Sorria (2022) se aceita como obra de terror e faz do gênero um destino incontornável
Filme de Parker Flinn subverte ideia dominante no cinema de trauma contemporâneo
Desde a época de A Bruxa, a grande maioria do produzido por Hollywood em termos de terror tem o trauma como elemento basilar. São filmes nos quais o trauma é o gatilho para que a magia aconteça e o suspense seja convertido em terror. É o portal que traz ao mundo físico os demônios, monstros e fantasmas da fantasia. Isso não é necessariamente ruim, mas muitas vezes é um mecanismo cínico de cineastas covardes que querem flertar com o terror sem ter a coragem de mergulhar a narrativa no gênero. Querem o reconhecimento do “cinema sério”, do drama “maduro”.
E é justamente sobre essa divisão entre o trauma real e o pesadelo fantástico que Sorria (2022) constrói suas bases. A psicóloga que testemunha um suicídio e passa a ser perseguida pelo demônio (ou entidade) dos sorrisos. Desde o começo já sabemos que a situação é real, assim como a Rose aos poucos também entende.
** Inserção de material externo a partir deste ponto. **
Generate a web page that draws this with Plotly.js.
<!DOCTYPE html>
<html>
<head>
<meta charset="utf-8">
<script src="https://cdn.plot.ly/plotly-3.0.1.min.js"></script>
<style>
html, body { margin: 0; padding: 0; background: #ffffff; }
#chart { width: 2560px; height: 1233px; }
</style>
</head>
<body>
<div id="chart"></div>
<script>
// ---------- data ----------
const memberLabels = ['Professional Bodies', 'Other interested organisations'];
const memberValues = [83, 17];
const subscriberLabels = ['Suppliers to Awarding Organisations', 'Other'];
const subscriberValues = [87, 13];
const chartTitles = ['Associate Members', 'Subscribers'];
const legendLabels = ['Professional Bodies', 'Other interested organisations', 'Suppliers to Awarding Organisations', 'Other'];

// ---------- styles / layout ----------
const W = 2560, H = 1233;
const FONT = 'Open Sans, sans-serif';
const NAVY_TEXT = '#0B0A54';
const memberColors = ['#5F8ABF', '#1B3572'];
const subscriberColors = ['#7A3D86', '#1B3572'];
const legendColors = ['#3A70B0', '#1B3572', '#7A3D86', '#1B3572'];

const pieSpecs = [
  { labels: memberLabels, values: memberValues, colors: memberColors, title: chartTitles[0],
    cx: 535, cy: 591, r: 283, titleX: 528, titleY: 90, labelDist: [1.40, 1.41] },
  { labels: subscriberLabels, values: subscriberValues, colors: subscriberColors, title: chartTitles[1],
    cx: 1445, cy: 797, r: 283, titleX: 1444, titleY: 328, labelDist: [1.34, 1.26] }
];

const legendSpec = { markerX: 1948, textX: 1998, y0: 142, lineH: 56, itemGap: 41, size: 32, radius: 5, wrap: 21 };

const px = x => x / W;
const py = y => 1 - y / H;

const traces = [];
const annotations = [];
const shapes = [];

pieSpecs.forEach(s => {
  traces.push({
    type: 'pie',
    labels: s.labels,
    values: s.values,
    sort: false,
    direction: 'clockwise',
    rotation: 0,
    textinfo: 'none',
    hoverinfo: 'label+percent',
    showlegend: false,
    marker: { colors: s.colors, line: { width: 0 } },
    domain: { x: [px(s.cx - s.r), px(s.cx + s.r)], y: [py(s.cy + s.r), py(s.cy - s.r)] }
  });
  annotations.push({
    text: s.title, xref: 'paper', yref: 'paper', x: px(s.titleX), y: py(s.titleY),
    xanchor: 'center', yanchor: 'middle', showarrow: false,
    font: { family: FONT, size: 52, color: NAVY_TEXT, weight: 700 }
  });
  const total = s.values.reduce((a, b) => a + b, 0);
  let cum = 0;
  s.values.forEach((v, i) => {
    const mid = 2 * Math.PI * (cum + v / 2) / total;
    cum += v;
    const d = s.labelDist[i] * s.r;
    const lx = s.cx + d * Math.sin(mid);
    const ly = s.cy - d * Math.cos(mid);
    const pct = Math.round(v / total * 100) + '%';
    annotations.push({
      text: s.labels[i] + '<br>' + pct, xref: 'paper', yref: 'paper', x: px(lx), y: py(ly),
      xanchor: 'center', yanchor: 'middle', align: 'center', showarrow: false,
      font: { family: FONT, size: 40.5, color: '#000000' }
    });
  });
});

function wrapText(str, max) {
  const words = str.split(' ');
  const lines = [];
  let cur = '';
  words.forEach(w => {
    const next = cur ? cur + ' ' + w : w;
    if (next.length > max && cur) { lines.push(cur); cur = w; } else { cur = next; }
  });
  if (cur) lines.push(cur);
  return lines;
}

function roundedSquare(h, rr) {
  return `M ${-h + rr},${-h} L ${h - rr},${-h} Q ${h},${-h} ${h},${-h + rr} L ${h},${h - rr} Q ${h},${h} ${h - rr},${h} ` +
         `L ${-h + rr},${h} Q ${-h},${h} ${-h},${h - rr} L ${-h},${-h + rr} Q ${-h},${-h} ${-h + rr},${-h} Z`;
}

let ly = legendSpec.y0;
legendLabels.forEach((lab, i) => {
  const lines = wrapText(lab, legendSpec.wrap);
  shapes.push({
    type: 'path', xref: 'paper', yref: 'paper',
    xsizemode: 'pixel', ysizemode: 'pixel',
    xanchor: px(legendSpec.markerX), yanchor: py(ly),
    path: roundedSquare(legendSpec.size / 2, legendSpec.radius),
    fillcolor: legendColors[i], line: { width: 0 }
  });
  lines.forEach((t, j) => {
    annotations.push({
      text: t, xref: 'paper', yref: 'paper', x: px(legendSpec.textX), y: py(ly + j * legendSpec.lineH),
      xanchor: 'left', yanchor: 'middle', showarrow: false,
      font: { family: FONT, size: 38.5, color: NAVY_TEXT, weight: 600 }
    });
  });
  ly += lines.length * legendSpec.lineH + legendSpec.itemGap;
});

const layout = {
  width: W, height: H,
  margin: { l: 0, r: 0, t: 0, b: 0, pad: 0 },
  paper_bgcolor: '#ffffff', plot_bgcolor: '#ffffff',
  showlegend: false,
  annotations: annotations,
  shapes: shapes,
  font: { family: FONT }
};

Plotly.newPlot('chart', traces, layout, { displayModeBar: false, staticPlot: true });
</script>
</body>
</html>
Só que ninguém acredita nela e não há muito o que fazer para provar. O filme tem uma estrutura bem similar a do Chamado do Gore Verbinski, com a diferença de que a fita da Samara trazia efeitos mais rápidos em suas vítimas, permitindo à Rachel convencer o ex-namorado de que a maldição é real e assim ter amparo para lidar com a situação.
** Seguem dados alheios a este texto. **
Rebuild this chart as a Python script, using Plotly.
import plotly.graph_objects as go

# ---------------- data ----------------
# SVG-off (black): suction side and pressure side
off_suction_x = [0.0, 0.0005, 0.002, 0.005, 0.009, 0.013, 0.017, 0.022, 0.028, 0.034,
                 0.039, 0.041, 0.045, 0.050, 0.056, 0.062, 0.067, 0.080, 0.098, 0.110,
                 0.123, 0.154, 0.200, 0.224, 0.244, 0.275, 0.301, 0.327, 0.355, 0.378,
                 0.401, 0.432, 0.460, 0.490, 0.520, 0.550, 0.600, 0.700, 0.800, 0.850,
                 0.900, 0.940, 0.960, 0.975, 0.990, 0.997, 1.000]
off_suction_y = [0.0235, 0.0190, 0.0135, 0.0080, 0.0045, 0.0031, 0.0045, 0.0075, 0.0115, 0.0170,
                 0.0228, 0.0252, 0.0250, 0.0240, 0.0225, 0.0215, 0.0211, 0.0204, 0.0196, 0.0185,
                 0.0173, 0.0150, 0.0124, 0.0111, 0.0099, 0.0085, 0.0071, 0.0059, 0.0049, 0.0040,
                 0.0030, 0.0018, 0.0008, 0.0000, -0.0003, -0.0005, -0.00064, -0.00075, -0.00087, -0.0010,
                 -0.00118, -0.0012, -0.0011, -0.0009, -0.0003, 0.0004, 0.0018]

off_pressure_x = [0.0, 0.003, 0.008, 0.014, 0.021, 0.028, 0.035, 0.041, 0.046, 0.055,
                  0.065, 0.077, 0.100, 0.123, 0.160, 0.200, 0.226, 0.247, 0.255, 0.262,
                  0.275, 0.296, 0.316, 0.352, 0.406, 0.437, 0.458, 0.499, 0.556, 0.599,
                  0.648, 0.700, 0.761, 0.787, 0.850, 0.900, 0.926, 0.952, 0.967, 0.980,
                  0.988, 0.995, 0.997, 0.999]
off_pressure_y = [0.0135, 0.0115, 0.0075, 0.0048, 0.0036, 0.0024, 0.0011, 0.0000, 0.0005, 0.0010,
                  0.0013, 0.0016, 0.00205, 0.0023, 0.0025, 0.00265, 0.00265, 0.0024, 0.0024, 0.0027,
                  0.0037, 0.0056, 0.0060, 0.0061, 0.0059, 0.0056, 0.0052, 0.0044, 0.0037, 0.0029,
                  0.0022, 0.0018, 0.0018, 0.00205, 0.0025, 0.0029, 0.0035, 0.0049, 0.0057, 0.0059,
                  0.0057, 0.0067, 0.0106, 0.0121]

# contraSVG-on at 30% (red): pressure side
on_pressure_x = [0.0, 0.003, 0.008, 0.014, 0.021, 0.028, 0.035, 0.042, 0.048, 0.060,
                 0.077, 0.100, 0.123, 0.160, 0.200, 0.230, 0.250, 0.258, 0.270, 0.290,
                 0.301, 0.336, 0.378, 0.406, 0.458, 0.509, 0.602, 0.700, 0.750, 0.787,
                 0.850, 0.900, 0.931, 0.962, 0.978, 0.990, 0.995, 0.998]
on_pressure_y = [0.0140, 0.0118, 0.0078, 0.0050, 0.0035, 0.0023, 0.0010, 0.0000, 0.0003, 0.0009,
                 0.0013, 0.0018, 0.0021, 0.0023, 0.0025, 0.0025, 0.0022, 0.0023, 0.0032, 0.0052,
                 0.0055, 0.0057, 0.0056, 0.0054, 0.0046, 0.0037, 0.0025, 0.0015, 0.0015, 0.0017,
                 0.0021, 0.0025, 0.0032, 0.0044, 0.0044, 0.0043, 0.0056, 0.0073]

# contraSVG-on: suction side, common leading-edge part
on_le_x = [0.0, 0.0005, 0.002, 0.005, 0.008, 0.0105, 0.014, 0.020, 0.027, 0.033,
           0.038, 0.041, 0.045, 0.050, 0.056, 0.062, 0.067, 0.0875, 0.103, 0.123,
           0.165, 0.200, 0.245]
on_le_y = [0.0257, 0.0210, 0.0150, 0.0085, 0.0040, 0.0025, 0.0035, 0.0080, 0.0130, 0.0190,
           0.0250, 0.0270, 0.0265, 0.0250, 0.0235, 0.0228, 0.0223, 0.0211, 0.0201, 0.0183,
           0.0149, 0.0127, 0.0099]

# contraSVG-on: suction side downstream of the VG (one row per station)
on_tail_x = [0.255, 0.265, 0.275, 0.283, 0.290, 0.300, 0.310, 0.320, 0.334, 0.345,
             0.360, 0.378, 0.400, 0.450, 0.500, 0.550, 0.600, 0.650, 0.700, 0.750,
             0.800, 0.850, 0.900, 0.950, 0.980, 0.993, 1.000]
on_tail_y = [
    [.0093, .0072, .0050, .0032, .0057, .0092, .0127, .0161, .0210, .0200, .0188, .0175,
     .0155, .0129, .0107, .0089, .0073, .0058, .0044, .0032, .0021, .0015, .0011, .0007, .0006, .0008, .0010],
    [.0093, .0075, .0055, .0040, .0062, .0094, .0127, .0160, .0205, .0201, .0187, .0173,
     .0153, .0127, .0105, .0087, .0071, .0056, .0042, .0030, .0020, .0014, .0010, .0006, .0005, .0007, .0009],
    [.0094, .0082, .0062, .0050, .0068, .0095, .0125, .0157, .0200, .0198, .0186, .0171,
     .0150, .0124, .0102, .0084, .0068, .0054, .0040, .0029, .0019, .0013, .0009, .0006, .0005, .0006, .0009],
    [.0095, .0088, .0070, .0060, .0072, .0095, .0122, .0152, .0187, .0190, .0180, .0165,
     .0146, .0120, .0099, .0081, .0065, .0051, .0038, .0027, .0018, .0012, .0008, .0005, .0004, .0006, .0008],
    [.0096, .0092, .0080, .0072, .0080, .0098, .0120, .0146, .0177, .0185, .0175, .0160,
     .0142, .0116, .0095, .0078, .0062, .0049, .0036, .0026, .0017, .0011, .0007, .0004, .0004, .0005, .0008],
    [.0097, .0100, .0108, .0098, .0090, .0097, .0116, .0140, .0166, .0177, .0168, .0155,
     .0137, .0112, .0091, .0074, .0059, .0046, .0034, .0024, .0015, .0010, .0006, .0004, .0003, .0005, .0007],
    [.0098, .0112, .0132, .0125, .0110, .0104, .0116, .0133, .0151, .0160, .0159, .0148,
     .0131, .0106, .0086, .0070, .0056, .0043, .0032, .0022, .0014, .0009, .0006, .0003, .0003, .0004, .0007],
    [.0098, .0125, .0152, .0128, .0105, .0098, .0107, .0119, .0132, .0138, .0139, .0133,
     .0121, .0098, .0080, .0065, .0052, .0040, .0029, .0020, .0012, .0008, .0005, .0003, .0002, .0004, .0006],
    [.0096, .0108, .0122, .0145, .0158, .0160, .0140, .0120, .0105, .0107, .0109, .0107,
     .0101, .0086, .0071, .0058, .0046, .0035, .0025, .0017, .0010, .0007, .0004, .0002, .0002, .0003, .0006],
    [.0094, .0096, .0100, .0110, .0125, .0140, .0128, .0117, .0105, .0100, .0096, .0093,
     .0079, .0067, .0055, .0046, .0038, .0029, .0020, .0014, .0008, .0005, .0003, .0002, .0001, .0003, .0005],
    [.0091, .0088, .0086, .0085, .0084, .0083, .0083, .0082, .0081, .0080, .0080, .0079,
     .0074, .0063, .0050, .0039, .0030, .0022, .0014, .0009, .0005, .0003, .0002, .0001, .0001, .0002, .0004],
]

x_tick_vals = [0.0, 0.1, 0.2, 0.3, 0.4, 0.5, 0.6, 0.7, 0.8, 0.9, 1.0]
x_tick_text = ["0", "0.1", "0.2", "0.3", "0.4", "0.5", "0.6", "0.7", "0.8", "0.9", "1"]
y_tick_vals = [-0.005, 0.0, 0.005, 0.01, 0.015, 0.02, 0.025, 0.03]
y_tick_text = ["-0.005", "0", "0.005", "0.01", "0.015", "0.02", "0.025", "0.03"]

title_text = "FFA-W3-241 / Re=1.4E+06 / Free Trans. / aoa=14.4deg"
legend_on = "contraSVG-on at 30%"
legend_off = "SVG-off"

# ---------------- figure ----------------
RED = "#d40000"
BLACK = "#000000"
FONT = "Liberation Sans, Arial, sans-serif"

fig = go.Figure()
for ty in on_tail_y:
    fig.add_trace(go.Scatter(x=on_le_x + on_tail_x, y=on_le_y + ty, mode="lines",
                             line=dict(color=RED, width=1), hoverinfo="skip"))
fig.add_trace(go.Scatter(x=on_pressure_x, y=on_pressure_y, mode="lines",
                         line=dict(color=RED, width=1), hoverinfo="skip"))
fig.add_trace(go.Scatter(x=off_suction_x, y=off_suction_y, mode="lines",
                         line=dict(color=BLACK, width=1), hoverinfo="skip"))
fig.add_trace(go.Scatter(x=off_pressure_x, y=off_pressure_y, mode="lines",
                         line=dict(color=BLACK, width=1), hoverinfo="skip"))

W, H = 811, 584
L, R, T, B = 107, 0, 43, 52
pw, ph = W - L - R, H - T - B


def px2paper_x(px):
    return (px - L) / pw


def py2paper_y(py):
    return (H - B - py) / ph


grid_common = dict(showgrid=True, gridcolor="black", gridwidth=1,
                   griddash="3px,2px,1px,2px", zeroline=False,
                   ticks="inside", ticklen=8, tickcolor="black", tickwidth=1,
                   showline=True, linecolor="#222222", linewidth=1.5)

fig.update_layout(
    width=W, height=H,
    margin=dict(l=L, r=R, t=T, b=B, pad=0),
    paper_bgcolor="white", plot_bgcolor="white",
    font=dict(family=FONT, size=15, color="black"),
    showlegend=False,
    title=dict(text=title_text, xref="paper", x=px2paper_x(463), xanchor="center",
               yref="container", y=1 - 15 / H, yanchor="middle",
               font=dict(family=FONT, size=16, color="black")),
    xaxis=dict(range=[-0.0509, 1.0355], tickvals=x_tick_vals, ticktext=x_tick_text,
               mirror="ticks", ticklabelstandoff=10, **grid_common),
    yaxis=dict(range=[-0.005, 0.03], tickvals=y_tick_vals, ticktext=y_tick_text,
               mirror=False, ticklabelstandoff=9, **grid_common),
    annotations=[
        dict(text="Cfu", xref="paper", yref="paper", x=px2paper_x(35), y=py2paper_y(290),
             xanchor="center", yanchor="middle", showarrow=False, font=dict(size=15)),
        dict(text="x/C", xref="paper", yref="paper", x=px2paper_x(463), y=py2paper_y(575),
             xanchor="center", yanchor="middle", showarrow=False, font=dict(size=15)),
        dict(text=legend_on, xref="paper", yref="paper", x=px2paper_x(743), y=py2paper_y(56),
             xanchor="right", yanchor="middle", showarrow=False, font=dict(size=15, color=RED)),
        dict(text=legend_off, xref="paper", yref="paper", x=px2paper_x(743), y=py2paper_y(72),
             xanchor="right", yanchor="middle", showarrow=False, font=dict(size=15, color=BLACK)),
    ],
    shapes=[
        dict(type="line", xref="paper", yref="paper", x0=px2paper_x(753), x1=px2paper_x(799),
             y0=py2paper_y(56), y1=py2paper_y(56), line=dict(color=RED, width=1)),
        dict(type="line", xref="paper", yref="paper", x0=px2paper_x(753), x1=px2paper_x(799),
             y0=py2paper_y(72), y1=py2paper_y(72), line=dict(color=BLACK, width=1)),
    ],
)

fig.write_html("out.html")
Aqui, há um cuidado geral para que Rose não se sinta tratada como louca, mas é algo inevitável em virtude do contexto. Afinal, só ela vê a maldição, só ela vê o demônio. A protagonista sabe o que é real, mas não tem recursos para provar isso para os outros. Só que o filme não se sustenta só por isso. Sorria apresenta duas soluções possíveis: uma solução digna do cinema de horror e uma digna dos filmes covardes da leva mais recente do gênero. Rose descobre que a única maneira de encerrar a maldição é tirando uma vida e criando o trauma em outra pessoa — e portanto, entrando de cabeça no terror. O que ela escolhe, em vez disso, é enfrentar o próprio trauma em uma busca pelo expurgo dos demônios pessoais (o suicídio da mãe) — a solução covarde, que resolve sua narrativa a partir do real, e não do fantástico.
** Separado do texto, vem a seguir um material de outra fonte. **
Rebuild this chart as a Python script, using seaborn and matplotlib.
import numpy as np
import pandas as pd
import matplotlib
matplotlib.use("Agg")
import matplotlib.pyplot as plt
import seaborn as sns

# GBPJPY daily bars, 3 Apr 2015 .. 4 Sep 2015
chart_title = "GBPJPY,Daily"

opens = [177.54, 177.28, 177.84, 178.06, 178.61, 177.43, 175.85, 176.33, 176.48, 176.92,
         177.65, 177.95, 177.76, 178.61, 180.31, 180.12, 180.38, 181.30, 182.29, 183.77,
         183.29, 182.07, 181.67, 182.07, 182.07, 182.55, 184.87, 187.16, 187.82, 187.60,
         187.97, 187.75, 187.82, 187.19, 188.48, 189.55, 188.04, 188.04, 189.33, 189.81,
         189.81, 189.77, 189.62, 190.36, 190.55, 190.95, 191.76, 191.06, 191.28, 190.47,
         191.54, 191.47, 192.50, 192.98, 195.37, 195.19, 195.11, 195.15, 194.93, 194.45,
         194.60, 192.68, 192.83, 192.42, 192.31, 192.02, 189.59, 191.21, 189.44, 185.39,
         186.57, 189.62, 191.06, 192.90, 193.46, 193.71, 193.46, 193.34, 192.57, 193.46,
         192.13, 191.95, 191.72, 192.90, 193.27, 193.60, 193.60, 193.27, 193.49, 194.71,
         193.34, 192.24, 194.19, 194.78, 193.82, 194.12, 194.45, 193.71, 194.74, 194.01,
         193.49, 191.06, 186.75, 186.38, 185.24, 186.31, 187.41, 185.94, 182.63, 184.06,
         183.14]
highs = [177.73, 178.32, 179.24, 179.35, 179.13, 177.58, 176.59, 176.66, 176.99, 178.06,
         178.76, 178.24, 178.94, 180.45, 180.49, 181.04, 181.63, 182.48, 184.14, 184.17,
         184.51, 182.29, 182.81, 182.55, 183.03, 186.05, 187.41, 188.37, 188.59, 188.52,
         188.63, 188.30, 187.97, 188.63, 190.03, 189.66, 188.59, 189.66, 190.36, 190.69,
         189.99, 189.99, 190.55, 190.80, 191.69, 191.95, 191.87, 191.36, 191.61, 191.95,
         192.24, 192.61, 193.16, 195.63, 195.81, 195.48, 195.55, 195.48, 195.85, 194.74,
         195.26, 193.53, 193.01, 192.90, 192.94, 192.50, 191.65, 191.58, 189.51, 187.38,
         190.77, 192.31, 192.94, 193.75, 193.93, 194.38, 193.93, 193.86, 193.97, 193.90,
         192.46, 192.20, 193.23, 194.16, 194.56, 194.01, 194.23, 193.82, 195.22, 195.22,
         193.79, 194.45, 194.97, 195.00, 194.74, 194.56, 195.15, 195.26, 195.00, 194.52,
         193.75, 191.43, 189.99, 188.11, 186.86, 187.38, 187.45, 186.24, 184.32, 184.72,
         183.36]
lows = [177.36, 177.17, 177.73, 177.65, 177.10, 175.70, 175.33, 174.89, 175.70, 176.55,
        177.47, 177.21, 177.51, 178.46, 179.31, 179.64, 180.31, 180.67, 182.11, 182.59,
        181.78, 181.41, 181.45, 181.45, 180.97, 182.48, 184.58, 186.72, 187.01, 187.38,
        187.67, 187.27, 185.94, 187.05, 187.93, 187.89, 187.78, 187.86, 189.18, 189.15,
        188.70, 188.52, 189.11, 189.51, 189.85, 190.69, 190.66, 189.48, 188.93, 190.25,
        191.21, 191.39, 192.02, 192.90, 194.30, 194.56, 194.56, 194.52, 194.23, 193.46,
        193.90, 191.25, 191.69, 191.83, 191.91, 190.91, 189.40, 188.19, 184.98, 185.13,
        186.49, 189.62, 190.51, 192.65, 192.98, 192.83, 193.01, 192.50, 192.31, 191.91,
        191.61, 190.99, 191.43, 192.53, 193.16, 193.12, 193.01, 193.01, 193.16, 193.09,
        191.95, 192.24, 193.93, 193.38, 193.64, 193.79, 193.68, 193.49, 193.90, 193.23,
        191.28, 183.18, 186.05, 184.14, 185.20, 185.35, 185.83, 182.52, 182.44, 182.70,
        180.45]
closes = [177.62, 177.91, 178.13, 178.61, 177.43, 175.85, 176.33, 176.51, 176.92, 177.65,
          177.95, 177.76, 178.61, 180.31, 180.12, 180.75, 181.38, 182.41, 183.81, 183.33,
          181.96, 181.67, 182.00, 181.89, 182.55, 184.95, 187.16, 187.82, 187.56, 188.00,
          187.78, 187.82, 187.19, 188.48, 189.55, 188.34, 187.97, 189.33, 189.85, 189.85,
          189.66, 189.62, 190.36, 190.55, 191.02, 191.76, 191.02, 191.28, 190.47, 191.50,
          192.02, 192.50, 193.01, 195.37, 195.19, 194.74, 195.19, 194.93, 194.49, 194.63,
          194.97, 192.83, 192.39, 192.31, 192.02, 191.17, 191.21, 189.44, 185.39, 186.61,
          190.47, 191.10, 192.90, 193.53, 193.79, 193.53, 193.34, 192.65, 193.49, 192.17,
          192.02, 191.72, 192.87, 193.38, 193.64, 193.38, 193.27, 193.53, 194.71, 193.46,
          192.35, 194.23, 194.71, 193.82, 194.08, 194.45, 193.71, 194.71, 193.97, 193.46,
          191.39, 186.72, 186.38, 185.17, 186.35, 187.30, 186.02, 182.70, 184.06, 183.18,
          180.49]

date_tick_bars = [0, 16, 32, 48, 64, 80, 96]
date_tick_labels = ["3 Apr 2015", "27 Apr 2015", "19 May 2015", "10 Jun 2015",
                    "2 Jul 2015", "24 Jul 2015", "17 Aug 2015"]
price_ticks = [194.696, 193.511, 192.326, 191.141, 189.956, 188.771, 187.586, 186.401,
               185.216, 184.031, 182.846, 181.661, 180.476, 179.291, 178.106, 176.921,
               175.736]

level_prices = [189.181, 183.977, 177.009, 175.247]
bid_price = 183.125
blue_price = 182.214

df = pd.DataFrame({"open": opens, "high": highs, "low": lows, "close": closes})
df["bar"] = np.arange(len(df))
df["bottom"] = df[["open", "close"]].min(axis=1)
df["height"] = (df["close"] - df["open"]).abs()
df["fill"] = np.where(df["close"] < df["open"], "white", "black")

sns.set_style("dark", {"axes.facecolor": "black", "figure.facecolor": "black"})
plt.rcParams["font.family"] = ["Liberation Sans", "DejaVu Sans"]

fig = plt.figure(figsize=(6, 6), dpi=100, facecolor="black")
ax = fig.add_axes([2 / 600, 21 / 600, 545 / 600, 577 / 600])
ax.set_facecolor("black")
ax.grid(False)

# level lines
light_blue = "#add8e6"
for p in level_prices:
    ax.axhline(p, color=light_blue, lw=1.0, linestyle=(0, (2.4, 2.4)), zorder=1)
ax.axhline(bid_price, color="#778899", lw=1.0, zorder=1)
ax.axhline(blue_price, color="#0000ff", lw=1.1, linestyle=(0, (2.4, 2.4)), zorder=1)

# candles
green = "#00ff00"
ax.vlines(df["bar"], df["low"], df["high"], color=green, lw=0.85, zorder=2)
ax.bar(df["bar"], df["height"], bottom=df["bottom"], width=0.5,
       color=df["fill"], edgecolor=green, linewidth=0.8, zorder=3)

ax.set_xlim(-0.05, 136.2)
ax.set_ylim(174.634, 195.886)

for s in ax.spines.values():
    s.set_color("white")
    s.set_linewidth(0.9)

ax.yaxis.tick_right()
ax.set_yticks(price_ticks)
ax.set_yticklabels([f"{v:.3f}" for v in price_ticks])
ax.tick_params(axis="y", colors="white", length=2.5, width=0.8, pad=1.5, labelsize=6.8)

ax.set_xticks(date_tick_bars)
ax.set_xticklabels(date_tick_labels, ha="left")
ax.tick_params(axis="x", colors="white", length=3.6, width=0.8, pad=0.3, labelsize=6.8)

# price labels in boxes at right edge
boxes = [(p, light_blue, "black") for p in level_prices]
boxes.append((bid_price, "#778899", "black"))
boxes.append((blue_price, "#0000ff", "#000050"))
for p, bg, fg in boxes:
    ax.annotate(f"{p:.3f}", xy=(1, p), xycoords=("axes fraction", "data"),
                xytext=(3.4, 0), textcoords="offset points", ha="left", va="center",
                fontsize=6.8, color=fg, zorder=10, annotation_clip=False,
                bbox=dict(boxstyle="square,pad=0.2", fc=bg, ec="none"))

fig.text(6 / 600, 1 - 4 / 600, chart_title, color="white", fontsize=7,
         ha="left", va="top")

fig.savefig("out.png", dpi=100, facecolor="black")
No fim, o terror se manifesta e continua vivo porque Rose escolhe o expurgo pessoal e, em vez de ser recompensada, é punida por sua decisão. A única forma de se exorcizar um demônio de um filme de terror é aceitando o gênero, é abraçando a violência e a escatologia, a estilização. É a recusa da racionalização e do moralismo. Os demônios não existem só na mente de Rose, eles de fato não são uma mera projeção de seus traumas. Os monstros são corpos reais que vão chegar e destroçá-la.
Por mais que, no começo do filme, Parker Finn filme Sorria de maneira que essa presença demoníaca pareça algo que sustenta certa distancia, que existe muito mais no imaginário de Rose do que no real — os jogos de câmera revelando pessoas nos cantos, presenças que atravessam a personagem e por aí vai —, no fim do dia, tudo é real, tudo se manifesta e consuma o pesadelo. A maldição persiste porque Rose se recusa a encarar a realidade dela e, assim, o terror triunfa por Parker Finn torná-lo incontornável.
Por mais que não haja nada exatamente novo e visualmente inovador em Sorria, o terror de Parker Flinn não só executa muito bem o que propõe, como também opera como contraponto ao terror de trauma costumeiro, que recusa a fantasia e os demônios em prol de uma aspiração de realismo bastante estéril e um tanto quanto infantil. O trauma pode ser a origem e até o fim da maldição, mas seus desdobramentos e sua única solução possíveis são aceitar o terror e jogar o jogo do gênero.